Confused? Let me try to explain.
We are very familiar with fear as a negative thing. Fear locks people up. Fear paralyses. Fear prevents people doing the things they know they should do. Fear robs people of their peace and causes them to live under the cloud of worry and anxiety. There is the fear of man, the fear of failure, the fear of death, along with all manner of phobias and neurosis. Christ came to set us free from all such fear.
But there is another kind of fear, a positive kind, a kind that is often neglected and rarely taught.
I was thinking about this recently as I was talking to my son about crossing the road. Now, on the one hand although I don't want my son to be afraid of the road, to tremble and panic whenever he reaches the kerb, I do want to instil in him a fear of sorts. A fear that gives him a correct sense of danger and that will keep him from putting himself into a situation that could harm or kill him. This kind of fear could save his life! That's a positive thing.
This, I believe, is the correct purpose of fear: a strong motivational force that gives us a correct sense of danger and keeps us from situations that would cause us harm.
A fear of heights is a bad thing, but it has at its root an inbuilt recognition of the danger of falling from heights.

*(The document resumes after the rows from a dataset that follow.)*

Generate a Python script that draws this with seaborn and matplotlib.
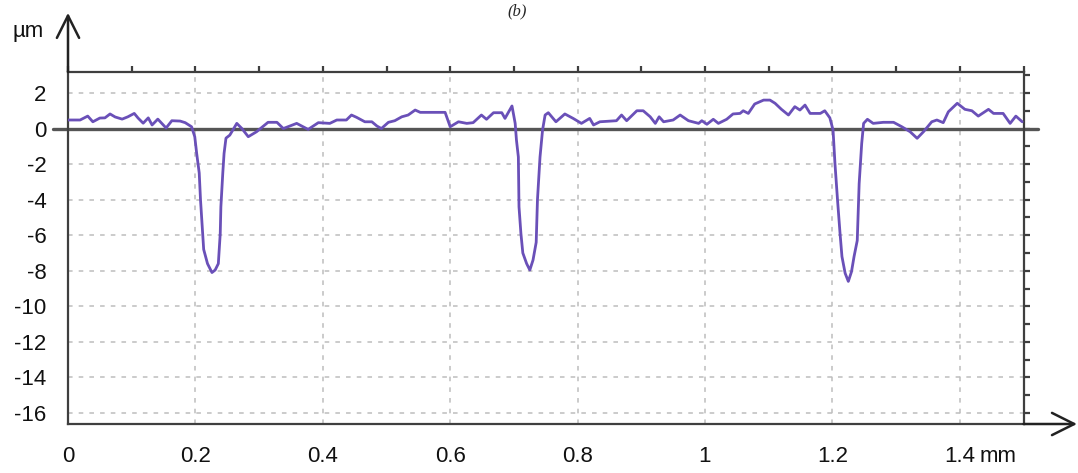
import matplotlib
matplotlib.use("Agg")
import matplotlib.pyplot as plt
import matplotlib.transforms as mtransforms
import seaborn as sns

# profile: position in mm, height in um
pos_mm = [0.000, 0.019, 0.031, 0.039, 0.050, 0.058, 0.066, 0.074, 0.085, 0.094,
          0.104, 0.110, 0.118, 0.126, 0.132, 0.141, 0.154, 0.163, 0.176, 0.184,
          0.194, 0.199, 0.202, 0.206, 0.208, 0.211, 0.213, 0.219, 0.226, 0.231,
          0.236, 0.239, 0.240, 0.243, 0.245, 0.248, 0.254, 0.265, 0.273, 0.283,
          0.296, 0.314, 0.328, 0.338, 0.359, 0.377, 0.393, 0.411, 0.422, 0.437,
          0.445, 0.453, 0.466, 0.477, 0.485, 0.492, 0.503, 0.513, 0.524, 0.534,
          0.545, 0.553, 0.592, 0.600, 0.613, 0.626, 0.636, 0.649, 0.657, 0.668,
          0.681, 0.686, 0.697, 0.702, 0.704, 0.707, 0.708, 0.711, 0.714, 0.720,
          0.725, 0.730, 0.735, 0.737, 0.741, 0.745, 0.749, 0.754, 0.766, 0.780,
          0.793, 0.806, 0.819, 0.825, 0.835, 0.851, 0.861, 0.869, 0.877, 0.893,
          0.903, 0.914, 0.922, 0.928, 0.935, 0.950, 0.961, 0.974, 0.990, 0.995,
          1.003, 1.013, 1.021, 1.034, 1.044, 1.055, 1.060, 1.068, 1.078, 1.092,
          1.102, 1.110, 1.120, 1.131, 1.141, 1.149, 1.157, 1.165, 1.181, 1.188,
          1.196, 1.201, 1.204, 1.208, 1.212, 1.215, 1.220, 1.225, 1.230, 1.234,
          1.239, 1.242, 1.246, 1.249, 1.255, 1.264, 1.280, 1.296, 1.309, 1.322,
          1.333, 1.343, 1.356, 1.364, 1.374, 1.382, 1.396, 1.408, 1.419, 1.429,
          1.445, 1.453, 1.468, 1.479, 1.488, 1.495, 1.498]
height_um = [0.48, 0.48, 0.70, 0.38, 0.59, 0.60, 0.82, 0.65, 0.53, 0.66,
             0.85, 0.59, 0.30, 0.60, 0.20, 0.53, 0.03, 0.44, 0.42, 0.33,
             0.10, -0.46, -1.4, -2.5, -4.0, -5.7, -6.8, -7.6, -8.1, -7.96,
             -7.6, -5.9, -4.4, -2.5, -1.4, -0.54, -0.37, 0.29, 0.0, -0.46,
             -0.18, 0.35, 0.35, 0.0, 0.29, -0.05, 0.33, 0.29, 0.48, 0.48,
             0.76, 0.63, 0.38, 0.38, 0.14, 0.0, 0.35, 0.44, 0.66, 0.76,
             1.04, 0.91, 0.91, 0.10, 0.38, 0.29, 0.33, 0.76, 0.52, 0.89,
             0.89, 0.57, 1.27, 0.29, -0.65, -1.6, -4.4, -5.9, -7.0, -7.6,
             -7.96, -7.4, -6.4, -4.0, -1.6, -0.08, 0.76, 0.89, 0.38, 0.82,
             0.57, 0.29, 0.57, 0.20, 0.38, 0.42, 0.44, 0.76, 0.44, 1.0,
             1.0, 0.66, 0.29, 0.66, 0.38, 0.48, 0.76, 0.44, 0.29, 0.44,
             0.24, 0.52, 0.29, 0.52, 0.82, 0.85, 1.0, 0.85, 1.38, 1.6,
             1.6, 1.42, 1.08, 0.76, 1.23, 1.04, 1.32, 0.85, 0.85, 1.0,
             0.6, -0.08, -1.96, -4.0, -5.9, -7.2, -8.14, -8.6, -8.05, -7.2,
             -6.3, -3.1, -0.84, 0.29, 0.52, 0.29, 0.35, 0.35, 0.10, -0.18,
             -0.55, -0.18, 0.38, 0.48, 0.33, 0.94, 1.42, 1.08, 1.0, 0.70,
             1.08, 0.85, 0.85, 0.29, 0.70, 0.48, 0.38]

x_ticks = [0, 0.2, 0.4, 0.6, 0.8, 1.0, 1.2, 1.4]
x_labels = ["0", "0.2", "0.4", "0.6", "0.8", "1", "1.2", "1.4"]
y_ticks = [2, 0, -2, -4, -6, -8, -10, -12, -14, -16]
y_labels = ["2", "0", "-2", "-4", "-6", "-8", "-10", "-12", "-14", "-16"]

sns.set_style("white")
plt.rcParams['font.family'] = ['Liberation Sans', 'DejaVu Sans']

fig = plt.figure(figsize=(10.78, 4.73), dpi=100)
ax = fig.add_axes([68 / 1078, 1 - 424 / 473, (1023.5 - 68) / 1078, (424 - 72) / 473])

axis_col = "#3f3f3f"
grid_col = "#bdbdbd"

# dashed grid at the major ticks
for xv in x_ticks[1:]:
    ax.axvline(xv, color=grid_col, lw=1.1, ls=(0, (3, 4)), zorder=1)
for yv in y_ticks:
    if yv != 0:
        ax.axhline(yv, color=grid_col, lw=1.1, ls=(0, (3, 4)), zorder=1)

# zero line, a bit longer than the frame
trans = mtransforms.blended_transform_factory(ax.transAxes, ax.transData)
ax.plot([-0.016, 1.015], [0, 0], color="#555555", lw=2.4, transform=trans,
        clip_on=False, zorder=2)

sns.lineplot(x=pos_mm, y=height_um, ax=ax, color="#6a50b8", lw=2.0,
             sort=False, zorder=3)

ax.set_xlim(0, 1.5)
ax.set_ylim(-16.62, 3.18)
ax.set_xticks(x_ticks)
ax.set_xticklabels(x_labels)
ax.set_xticks([i / 10 for i in range(1, 16, 2)], minor=True)
ax.set_yticks(y_ticks)
ax.set_yticklabels(y_labels)
ax.set_yticks(list(range(-15, 4, 2)), minor=True)

for s in ax.spines.values():
    s.set_color(axis_col)
    s.set_linewidth(1.6)

ax.tick_params(which="both", direction="out", top=True, right=True,
               color=axis_col, width=1.6, length=4.5)
ax.tick_params(axis="both", which="major", labelsize=16, labelcolor="#111111")
ax.tick_params(axis="x", which="major", pad=11)
ax.tick_params(axis="y", which="major", pad=11)
ax.set_xlabel("")
ax.set_ylabel("")

# axis arrows
arrow = dict(arrowstyle="->, head_length=0.8, head_width=0.4", color="#222222",
             lw=1.8, mutation_scale=20, shrinkA=0, shrinkB=0)
ax.annotate("", xy=(0, 1.168), xytext=(0, 1.0), xycoords="axes fraction",
            arrowprops=arrow)
ax.annotate("", xy=(1.056, 0), xytext=(1.0, 0), xycoords="axes fraction",
            arrowprops=arrow)

fig.text(28 / 1078, 1 - 32 / 473, "µm", fontsize=16, ha="center", va="center",
         color="#111111")
fig.text(980 / 1078, 1 - 456 / 473, "mm", fontsize=16, ha="left", va="center",
         color="#111111")
fig.text(517 / 1078, 1 - 11 / 473, "(b)", fontsize=12, style="italic",
         family=["Liberation Serif", "DejaVu Serif"], ha="center", va="center")

fig.savefig("out.png", dpi=100)
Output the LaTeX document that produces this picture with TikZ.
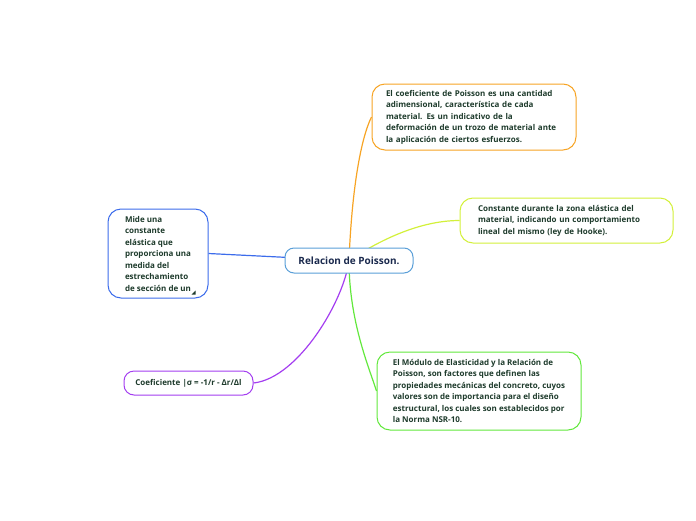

We need such recognition of danger to make sure we treat such situations with the utmost care. No fear in this case would be worse than too much fear. As usual with the strategies of the enemy, the phobias he locks people up with are not original inventions, but merely distortions of the good things of God. A brave man is not a man without fear, but a man who can overcome his fears.
This is the kind of fear we should have for God. Not a fear that locks us up and keeps us from coming into his presence. We know that we are forgiven, accepted, invited sons who can come with boldness before God's throne of grace. But to have no fear, here as elsewhere is worse than too much fear. We need to recognise that our God is not "safe!" He is not an indulgent grandparent who winks at our misbehaviour and panders to our demands. He is an awesome holy righteous God, a consuming fire, a God who expresses his holy wrath against sin every day (Ps 7:11). He is our father, whose love will not shrink from discipline when it is needed.
The fear of God is designed to keep us from the situations that would harm us. Keep us from the consequences of bad decisions, and keep us from unnecessary discipline. Like children, if we cannot understand why we should do right, we can at least fear what will happen if we do wrong. God wants us to fear him that we might not sin.
The fear of God is not to keep us from coming, but to keep us from straying.